Current Investigations

THE ESSENTIALS

Synaptic transmission is a fundamental feature of nervous system function. In the Heidelberger laboratory, we study synaptic transmission from the presynaptic side, with a particular emphasis on synaptic vesicle dynamics and the modulation of neurotransmitter release in ribbon-style synapses of the vertebrate retina.

The overarching hypothesis of much of the current work in the laboratory is that syntaxin 3B, a retinal-specific SNARE protein, has both essential and modulatory roles in vision. We address our questions using powerful combinations of electrophysiological, molecular, optical and computational approaches.

A LITTLE BACKGROUND

Retinal photoreceptors and bipolar cells are neurons that are highly specialized for the continuous transmission of visual information in a manner that is typically graded with stimulus intensity. Not surprisingly, in addition to forming a specialized type of synapse called a “ribbon-style” synapse, they also express unusual isoforms of the presynaptic proteins found at more conventional synapses.

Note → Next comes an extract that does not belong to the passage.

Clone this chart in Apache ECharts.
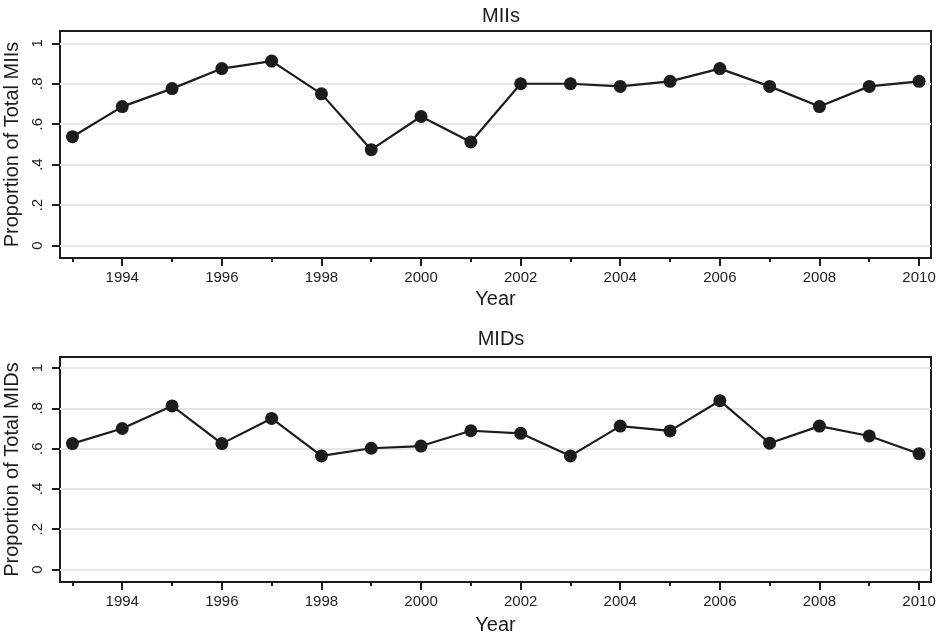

Syntaxin 3B is one of these unusual proteins. It is a SNARE protein, typically found on the plasma membrane, but also to some extent on vesicles, that is involved in membrane trafficking, membrane fusion, and neurotransmitter release. Syntaxin 3B is enriched in the synaptic terminals of photoreceptors and bipolar cells.

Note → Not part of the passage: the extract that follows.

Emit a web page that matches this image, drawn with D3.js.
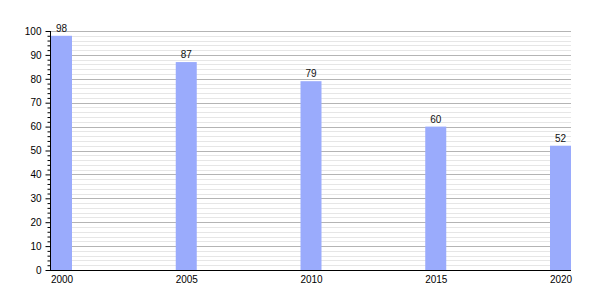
<!DOCTYPE html>
<html>
<head>
<meta charset="utf-8">
<script src="https://cdn.jsdelivr.net/npm/d3@7"></script>
<style>
  body { margin: 0; background: #fff; }
  text { font-family: "Liberation Sans", Arial, sans-serif; }
</style>
</head>
<body>
<div class="chart"></div>
<script>
// data
let years = [2000, 2005, 2010, 2015, 2020];
let values = [98, 87, 79, 60, 52];
let yMajorTicks = [0, 10, 20, 30, 40, 50, 60, 70, 80, 90, 100];

let outerWidth = 600,
  outerHeight = 300;
let plot = { left: 50, right: 571, top: 31, bottom: 270 };
let barWidth = 21;

let svg = d3
  .select(".chart")
  .append("svg")
  .attr("width", outerWidth)
  .attr("height", outerHeight);

let y = d3.scaleLinear().domain([0, 100]).range([plot.bottom, plot.top]);
let x = d3
  .scaleLinear()
  .domain([2000, 2020])
  .range([plot.left + 1 + barWidth / 2, plot.right - barWidth / 2]);

// minor grid every 2
let minor = d3.range(2, 101, 2).filter((v) => v % 10 !== 0);
svg
  .selectAll(".minor")
  .data(minor)
  .enter()
  .append("line")
  .attr("x1", plot.left)
  .attr("x2", plot.right)
  .attr("y1", (d) => Math.round(y(d)) + 0.5)
  .attr("y2", (d) => Math.round(y(d)) + 0.5)
  .attr("stroke", "#e6e6e6");

// major grid
svg
  .selectAll(".major")
  .data(yMajorTicks.filter((v) => v > 0))
  .enter()
  .append("line")
  .attr("x1", plot.left)
  .attr("x2", plot.right)
  .attr("y1", (d) => Math.round(y(d)) + 0.5)
  .attr("y2", (d) => Math.round(y(d)) + 0.5)
  .attr("stroke", "#b4b4b4");

// bars
svg
  .selectAll(".bar")
  .data(values)
  .enter()
  .append("rect")
  .attr("x", (d, i) => x(years[i]) - barWidth / 2)
  .attr("y", (d) => y(d))
  .attr("width", barWidth)
  .attr("height", (d) => plot.bottom - y(d))
  .attr("fill", "#9aabfc");

// value labels
svg
  .selectAll(".val")
  .data(values)
  .enter()
  .append("text")
  .attr("x", (d, i) => x(years[i]))
  .attr("y", (d) => y(d) - 4)
  .attr("text-anchor", "middle")
  .attr("font-size", 10)
  .attr("fill", "#111")
  .text((d) => d);

// y axis
let yAxis = d3
  .axisLeft(y)
  .tickValues(yMajorTicks)
  .tickSize(5)
  .tickPadding(4)
  .tickFormat(d3.format("d"));
let gy = svg
  .append("g")
  .attr("transform", "translate(" + (plot.left + 0.5) + ",0)")
  .call(yAxis);
gy.select(".domain").attr("d", "M0," + plot.top + "V" + plot.bottom);
gy.selectAll("text").attr("font-size", 10).attr("font-family", "Liberation Sans, Arial, sans-serif");

// minor ticks on y axis
let yMinor = d3.axisLeft(y).tickValues(minor).tickSize(3).tickFormat("");
let gym = svg
  .append("g")
  .attr("transform", "translate(" + (plot.left + 0.5) + ",0)")
  .call(yMinor);
gym.select(".domain").remove();

// x axis
let xAxis = d3
  .axisBottom(x)
  .tickValues(years)
  .tickSize(0)
  .tickPadding(5)
  .tickFormat(d3.format("d"));
let gx = svg
  .append("g")
  .attr("transform", "translate(0," + (plot.bottom + 0.5) + ")")
  .call(xAxis);
gx.select(".domain").attr("d", "M" + plot.left + ",0H" + plot.right);
gx.selectAll("text").attr("font-size", 10).attr("font-family", "Liberation Sans, Arial, sans-serif");
</script>
</body>
</html>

SOME OF OUR CURRENT PROJECTS

Project 1: We have identified syntaxin 3 as a phosphoprotein whose phosphorylation at T14 in the retina is regulated by light in a Ca²⁺-dependent manner. We postulate that the activity-dependent modification at T14 modulates SNARE complex formation and the delivery of new synaptic vesicles to the fusion-competent state. Furthermore, we suggest that this activity-dependent mechanism of syntaxin 3B activation helps restrict exocytosis to areas of elevated Ca²⁺. To test our hypotheses, we employ powerful combinations of in vitro membrane fusion assays and electrophysiological approaches with molecular, pharmacologic and genetic tools, and high-resolution microscopy.

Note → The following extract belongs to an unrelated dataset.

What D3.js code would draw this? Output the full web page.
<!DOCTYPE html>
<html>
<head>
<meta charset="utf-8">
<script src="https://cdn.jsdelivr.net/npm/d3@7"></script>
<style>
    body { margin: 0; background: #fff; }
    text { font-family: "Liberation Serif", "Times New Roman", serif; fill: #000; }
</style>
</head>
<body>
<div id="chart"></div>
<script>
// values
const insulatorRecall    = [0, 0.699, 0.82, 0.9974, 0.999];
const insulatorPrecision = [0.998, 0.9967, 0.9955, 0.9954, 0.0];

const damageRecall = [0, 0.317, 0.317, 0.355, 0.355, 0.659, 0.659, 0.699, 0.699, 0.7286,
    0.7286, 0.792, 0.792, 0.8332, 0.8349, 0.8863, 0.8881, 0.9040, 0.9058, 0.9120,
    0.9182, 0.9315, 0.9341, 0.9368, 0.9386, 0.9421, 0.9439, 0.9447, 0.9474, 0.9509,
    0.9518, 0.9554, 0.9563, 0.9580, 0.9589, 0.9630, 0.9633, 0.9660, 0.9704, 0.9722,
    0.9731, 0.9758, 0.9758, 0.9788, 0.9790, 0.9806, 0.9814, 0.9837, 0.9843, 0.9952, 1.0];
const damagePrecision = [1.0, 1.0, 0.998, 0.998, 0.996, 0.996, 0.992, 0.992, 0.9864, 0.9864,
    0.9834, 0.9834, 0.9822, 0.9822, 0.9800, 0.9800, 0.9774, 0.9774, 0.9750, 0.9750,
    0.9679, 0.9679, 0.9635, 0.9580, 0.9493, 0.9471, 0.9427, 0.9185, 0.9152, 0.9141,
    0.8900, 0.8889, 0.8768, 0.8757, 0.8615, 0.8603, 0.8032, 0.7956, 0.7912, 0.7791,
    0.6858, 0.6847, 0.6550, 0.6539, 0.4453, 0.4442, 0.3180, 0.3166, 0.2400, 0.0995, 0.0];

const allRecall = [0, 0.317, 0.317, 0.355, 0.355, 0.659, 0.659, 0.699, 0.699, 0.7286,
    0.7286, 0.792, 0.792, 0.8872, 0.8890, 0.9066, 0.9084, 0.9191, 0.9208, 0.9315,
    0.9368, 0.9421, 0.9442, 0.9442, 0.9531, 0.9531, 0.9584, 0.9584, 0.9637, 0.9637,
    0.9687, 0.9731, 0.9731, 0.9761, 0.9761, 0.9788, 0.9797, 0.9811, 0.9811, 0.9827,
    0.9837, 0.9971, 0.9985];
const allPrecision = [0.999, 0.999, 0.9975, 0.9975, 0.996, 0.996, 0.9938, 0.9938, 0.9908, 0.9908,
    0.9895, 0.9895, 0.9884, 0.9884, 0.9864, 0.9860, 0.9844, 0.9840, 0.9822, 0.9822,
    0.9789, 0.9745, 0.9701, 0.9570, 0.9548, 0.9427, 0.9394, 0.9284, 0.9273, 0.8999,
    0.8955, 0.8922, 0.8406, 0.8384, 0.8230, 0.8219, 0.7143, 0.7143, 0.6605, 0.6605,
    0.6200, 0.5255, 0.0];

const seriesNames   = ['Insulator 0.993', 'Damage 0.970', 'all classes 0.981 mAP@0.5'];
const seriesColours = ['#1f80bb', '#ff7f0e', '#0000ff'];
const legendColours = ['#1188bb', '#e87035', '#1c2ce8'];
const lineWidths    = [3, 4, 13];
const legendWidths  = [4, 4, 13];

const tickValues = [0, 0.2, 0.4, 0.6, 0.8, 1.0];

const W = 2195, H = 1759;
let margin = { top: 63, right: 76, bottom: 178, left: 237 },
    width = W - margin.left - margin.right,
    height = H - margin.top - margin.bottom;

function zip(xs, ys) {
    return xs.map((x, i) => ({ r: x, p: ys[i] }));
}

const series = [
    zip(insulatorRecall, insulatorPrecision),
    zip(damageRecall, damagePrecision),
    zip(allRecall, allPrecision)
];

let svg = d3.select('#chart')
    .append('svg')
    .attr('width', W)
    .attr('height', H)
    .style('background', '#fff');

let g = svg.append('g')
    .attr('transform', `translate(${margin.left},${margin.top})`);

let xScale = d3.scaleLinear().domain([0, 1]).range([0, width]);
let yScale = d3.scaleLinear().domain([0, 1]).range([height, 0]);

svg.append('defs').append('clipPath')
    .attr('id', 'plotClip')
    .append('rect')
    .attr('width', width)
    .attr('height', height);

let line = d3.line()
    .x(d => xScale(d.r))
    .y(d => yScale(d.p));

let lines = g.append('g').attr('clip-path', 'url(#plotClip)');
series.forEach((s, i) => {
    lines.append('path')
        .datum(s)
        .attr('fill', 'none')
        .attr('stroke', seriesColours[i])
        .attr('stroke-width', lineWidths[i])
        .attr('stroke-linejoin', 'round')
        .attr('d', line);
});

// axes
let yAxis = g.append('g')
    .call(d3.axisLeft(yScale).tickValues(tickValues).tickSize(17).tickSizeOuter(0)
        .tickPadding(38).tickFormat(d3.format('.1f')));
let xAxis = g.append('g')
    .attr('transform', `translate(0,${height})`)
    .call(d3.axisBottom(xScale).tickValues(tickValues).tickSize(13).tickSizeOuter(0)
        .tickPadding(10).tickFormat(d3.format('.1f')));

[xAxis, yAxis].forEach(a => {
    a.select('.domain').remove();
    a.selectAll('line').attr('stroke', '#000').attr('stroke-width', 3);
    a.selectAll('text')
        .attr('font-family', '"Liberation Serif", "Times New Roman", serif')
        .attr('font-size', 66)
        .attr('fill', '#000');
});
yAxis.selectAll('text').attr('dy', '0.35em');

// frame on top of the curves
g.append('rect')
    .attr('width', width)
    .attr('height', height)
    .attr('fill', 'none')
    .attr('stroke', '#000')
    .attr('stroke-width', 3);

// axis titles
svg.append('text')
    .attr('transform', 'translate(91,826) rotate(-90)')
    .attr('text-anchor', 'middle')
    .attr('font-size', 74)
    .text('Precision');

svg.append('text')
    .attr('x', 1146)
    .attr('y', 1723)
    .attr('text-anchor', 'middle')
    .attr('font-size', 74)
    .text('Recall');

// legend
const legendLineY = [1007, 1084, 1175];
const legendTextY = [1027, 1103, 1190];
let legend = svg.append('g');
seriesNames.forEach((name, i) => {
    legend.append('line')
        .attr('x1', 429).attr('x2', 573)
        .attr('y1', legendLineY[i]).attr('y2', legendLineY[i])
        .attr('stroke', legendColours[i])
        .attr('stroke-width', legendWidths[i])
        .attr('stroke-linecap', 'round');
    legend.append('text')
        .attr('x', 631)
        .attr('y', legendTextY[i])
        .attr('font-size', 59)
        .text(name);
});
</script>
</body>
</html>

Project 2: To better understand the essential roles of syntaxin 3B in the transmission of visual information across the mammalian retina, we employ a multi-pronged approach that includes genetic, molecular, biophysical and anatomical approaches to study the roles of syntaxin 3B in synapse structure and function and the throughput of visual information across the mammalian retina. In addition, we use genetically-modified mouse lines to dissect out the contributions of different visual information streams to downstream neurons, such as the AII amacrine cell.

Project 3: We have shown that the acute interference of syntaxin 3B function results in the reduction of neurotransmitter release at both photoreceptor and bipolar cell synaptic terminals and of multi-vesicular release. In addition, genetic deletion of syntaxin 3 in the mouse retina leads to the degeneration and death of photoreceptors. We have further shown that biallelic loss of function mutations in syntaxin 3 in human subjects gives rise to an early-onset retinal dystrophy. We want to understand why syntaxin 3B is required for photoreceptor survival.